The court denied the Wake County Board of Education's second request for a stay. If granted, the stay would have allowed the district to assign students to year-round or traditional schools based on space.
Having the stay denied means the district must continue to have parental consent as it has been required to do since May.
Last week, the courts denied the district's first request for a temporary, emergency stay.
"This is going to make our student assignment plan and balancing of crowding more difficult," school board member Carol Parker said.
Board members were hoping the second request would be granted. It would have given the district leverage to assign new students to year-round or modified calendar schools. The district is projecting more than 8,000 new students to be added to classroom rosters in the fall.
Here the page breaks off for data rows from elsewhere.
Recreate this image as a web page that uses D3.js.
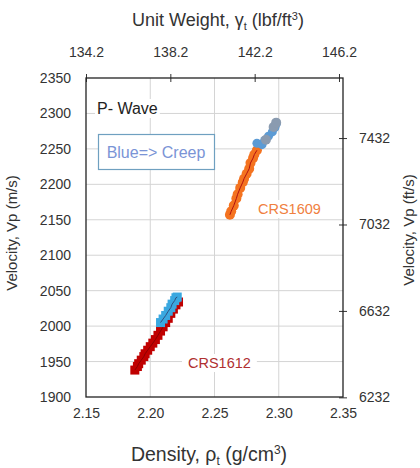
<!DOCTYPE html>
<html>
<head>
<meta charset="utf-8">
<script src="https://cdn.jsdelivr.net/npm/d3@7"></script>
<style>
  body { margin: 0; background: #fff; }
  text { font-family: "Liberation Sans", Arial, sans-serif; fill: #333; }
  .grid line { stroke: #d4d4d4; stroke-width: 1; }
  .frame { fill: none; stroke: #222; stroke-width: 1.3; }
</style>
</head>
<body>
<script>
// density (g/cm3) vs P-wave velocity (m/s)
let crs1612 = [
  [2.188, 1938], [2.190, 1943], [2.191, 1947], [2.193, 1952], [2.195, 1957],
  [2.196, 1961], [2.198, 1966], [2.200, 1971], [2.202, 1976], [2.204, 1981],
  [2.206, 1987], [2.208, 1993], [2.210, 1999], [2.212, 2005], [2.214, 2011],
  [2.216, 2018], [2.218, 2024], [2.220, 2030], [2.222, 2034]
];
let crs1612Creep = [
  [2.208, 2005], [2.210, 2010], [2.212, 2015], [2.214, 2021], [2.216, 2026],
  [2.217, 2031], [2.219, 2036], [2.220, 2040], [2.221, 2041]
];
let crs1609 = [
  [2.262, 2157], [2.263, 2162], [2.265, 2170], [2.267, 2180], [2.268, 2186],
  [2.270, 2195], [2.272, 2203], [2.273, 2208], [2.275, 2215], [2.277, 2222],
  [2.278, 2230], [2.280, 2237], [2.281, 2242], [2.283, 2248]
];
let crs1609Creep = [
  [2.283, 2258], [2.287, 2256], [2.289, 2262], [2.292, 2268], [2.295, 2274],
  [2.297, 2280], [2.298, 2285]
];
let crs1609Gray = [[2.290, 2263], [2.296, 2281], [2.298, 2287]];

let densityTicks = [2.15, 2.20, 2.25, 2.30, 2.35];
let velocityTicks = [1900, 1950, 2000, 2050, 2100, 2150, 2200, 2250, 2300, 2350];
let unitWeightTicks = [134.2, 138.2, 142.2, 146.2];
let feetTicks = [6232, 6632, 7032, 7432];

let margin = {top: 78, right: 77, bottom: 71, left: 86},
    width  = 420 - margin.left - margin.right,
    height = 468 - margin.top  - margin.bottom;

let svg = d3.select("body").append("svg")
    .attr("width", 420)
    .attr("height", 468);
let g = svg.append("g")
    .attr("transform", `translate(${margin.left}, ${margin.top})`);

let xScale = d3.scaleLinear().domain([2.15, 2.35]).range([0, width]);
let yScale = d3.scaleLinear().domain([1900, 2350]).range([height, 0]);
let topScale = d3.scaleLinear().domain([134.2, 146.39]).range([0, width]);
let ftScale = d3.scaleLinear().domain([1900 * 3.28084, 2350 * 3.28084]).range([height, 0]);

// grid
g.append("g").attr("class", "grid")
  .selectAll("line").data(velocityTicks.slice(1, -1)).enter().append("line")
    .attr("x1", 0).attr("x2", width)
    .attr("y1", d => yScale(d)).attr("y2", d => yScale(d));
g.append("g").attr("class", "grid")
  .selectAll("line").data(densityTicks.slice(1, -1)).enter().append("line")
    .attr("y1", 0).attr("y2", height)
    .attr("x1", d => xScale(d)).attr("x2", d => xScale(d));

// axes
function styleAxis(sel) {
  sel.select(".domain").remove();
  sel.selectAll("text").style("font-size", "14px").attr("fill", "#333");
  sel.selectAll("line").attr("stroke", "#333");
}
g.append("g")
    .attr("transform", `translate(0, ${height})`)
    .call(d3.axisBottom(xScale).tickValues(densityTicks).tickFormat(d3.format(".2f")).tickSize(0).tickPadding(11))
    .call(styleAxis);
g.append("g")
    .call(d3.axisLeft(yScale).tickValues(velocityTicks).tickFormat(d3.format("d")).tickSize(0).tickPadding(15))
    .call(styleAxis);
let topAx = g.append("g")
    .call(d3.axisTop(topScale).tickValues(unitWeightTicks).tickFormat(d3.format(".1f")).tickSize(4).tickPadding(17))
    .call(styleAxis);
topAx.selectAll(".tick line").attr("y2", 4).attr("y1", -4);
let rightAx = g.append("g")
    .attr("transform", `translate(${width}, 0)`)
    .call(d3.axisRight(ftScale).tickValues(feetTicks).tickFormat(d3.format("d")).tickSize(4).tickPadding(12))
    .call(styleAxis);
rightAx.selectAll(".tick line").attr("x1", -4).attr("x2", 4);

g.append("rect").attr("class", "frame")
    .attr("width", width).attr("height", height);

// series
let line = d3.line().x(d => xScale(d[0])).y(d => yScale(d[1]));

function drawSquares(data, color) {
  g.append("g").selectAll("rect").data(data).enter().append("rect")
      .attr("x", d => xScale(d[0]) - 4.5)
      .attr("y", d => yScale(d[1]) - 4.5)
      .attr("width", 9).attr("height", 9)
      .attr("fill", color);
}
function drawCircles(data, color, r) {
  g.append("g").selectAll("circle").data(data).enter().append("circle")
      .attr("cx", d => xScale(d[0]))
      .attr("cy", d => yScale(d[1]))
      .attr("r", r)
      .attr("fill", color);
}

drawSquares(crs1612, "#c00000");
g.append("path").datum(crs1612).attr("d", line)
    .attr("fill", "none").attr("stroke", "#8b0000").attr("stroke-width", 1);
drawSquares(crs1612Creep, "#3aa8e0");
g.append("path").datum(crs1612Creep).attr("d", line)
    .attr("fill", "none").attr("stroke", "#2f4f7f").attr("stroke-width", 1);

drawCircles(crs1609, "#f47320", 5);
g.append("path").datum(crs1609).attr("d", line)
    .attr("fill", "none").attr("stroke", "#b01010").attr("stroke-width", 1);
drawCircles(crs1609Creep, "#5b9bd5", 4.5);
drawCircles(crs1609Gray, "#8a9bb0", 5);

// annotations
function label(txt, x, y, color, size, pad) {
  let t = svg.append("text")
      .attr("x", x).attr("y", y)
      .style("font-size", size + "px")
      .style("fill", color)
      .text(txt);
  let b = t.node().getBBox();
  svg.insert("rect", () => t.node())
      .attr("x", b.x - pad).attr("y", b.y - 1)
      .attr("width", b.width + 2 * pad).attr("height", b.height + 2)
      .attr("fill", "#fff");
}
label("P- Wave", 97, 114, "#222", 16, 2);
label("CRS1609", 258, 214, "#f08040", 14.5, 6);
label("CRS1612", 188, 368, "#b03030", 14.5, 6);

svg.append("rect")
    .attr("x", 98.5).attr("y", 134.5).attr("width", 116).attr("height", 35)
    .attr("fill", "#fff").attr("stroke", "#6fa0c0").attr("stroke-width", 1.2);
svg.append("text").attr("x", 156).attr("y", 158)
    .attr("text-anchor", "middle").style("font-size", "16px").style("fill", "#7a94d6")
    .text("Blue=> Creep");

// axis titles
let t1 = svg.append("text").attr("x", 218).attr("y", 26)
    .attr("text-anchor", "middle").style("font-size", "18px");
t1.append("tspan").text("Unit Weight, γ");
t1.append("tspan").attr("dy", 4).style("font-size", "11px").text("t");
t1.append("tspan").attr("dy", -4).text(" (lbf/ft");
t1.append("tspan").attr("dy", -6).style("font-size", "11px").text("3");
t1.append("tspan").attr("dy", 6).text(")");

let t2 = svg.append("text").attr("x", 209).attr("y", 461)
    .attr("text-anchor", "middle").style("font-size", "19.5px");
t2.append("tspan").text("Density, ρ");
t2.append("tspan").attr("dy", 4).style("font-size", "12px").text("t");
t2.append("tspan").attr("dy", -4).text(" (g/cm");
t2.append("tspan").attr("dy", -7).style("font-size", "12px").text("3");
t2.append("tspan").attr("dy", 7).text(")");

svg.append("text")
    .attr("transform", "translate(17, 233) rotate(-90)")
    .attr("text-anchor", "middle").style("font-size", "15px")
    .text("Velocity, Vp  (m/s)");
svg.append("text")
    .attr("transform", "translate(414, 230) rotate(-90)")
    .attr("text-anchor", "middle").style("font-size", "15px")
    .text("Velocity, Vp  (ft/s)");
</script>
</body>
</html>
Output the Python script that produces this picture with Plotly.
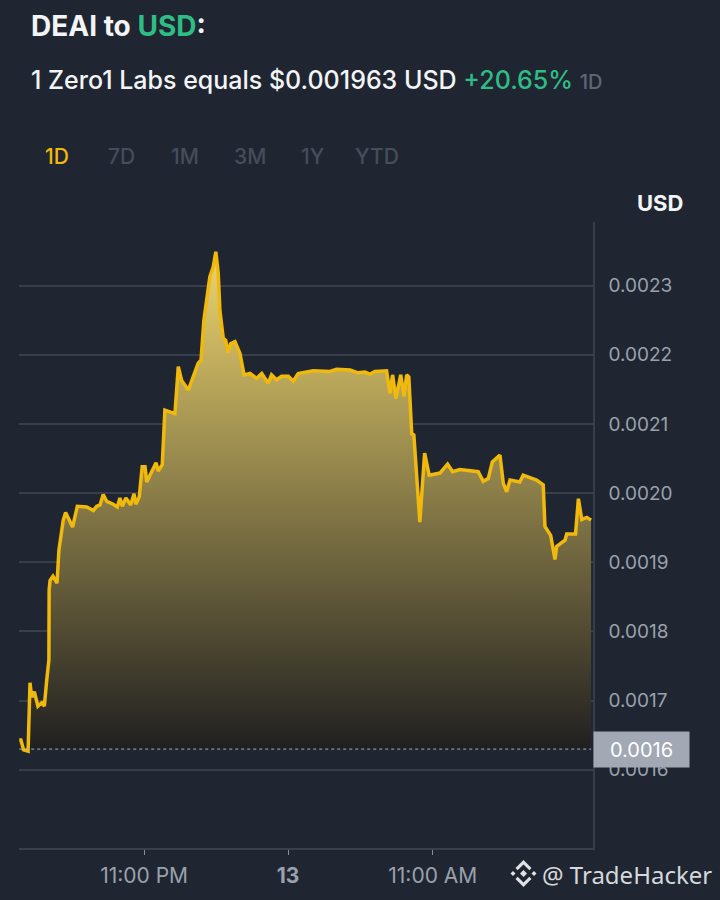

Already, the school district has seen more than 2,600 families reject the year-round calendar after a judge's ruling in May forced Wake to send out consent forms to the parents of more than 30,000 students.
School leaders have said giving traditional-calendar options to those families has increased crowding and boosted the percentage of low-income students at those schools.
Patrice Lee, co-founder of the parent advocacy group Wake CARES, which sued the school district over mandatory year-round schools, said she wasn't surprised the stay was denied.
"They were banking on the stay and banking on the appeal, and they're not really banking on what they actually have," Lee said. "We didn't see any reason for the stay."
The school board is still planning to appeal the May ruling, which came from Wake County Superior Court Judge Howard Manning Jr. A decision from the higher courts on the full appeal is likely to take several months.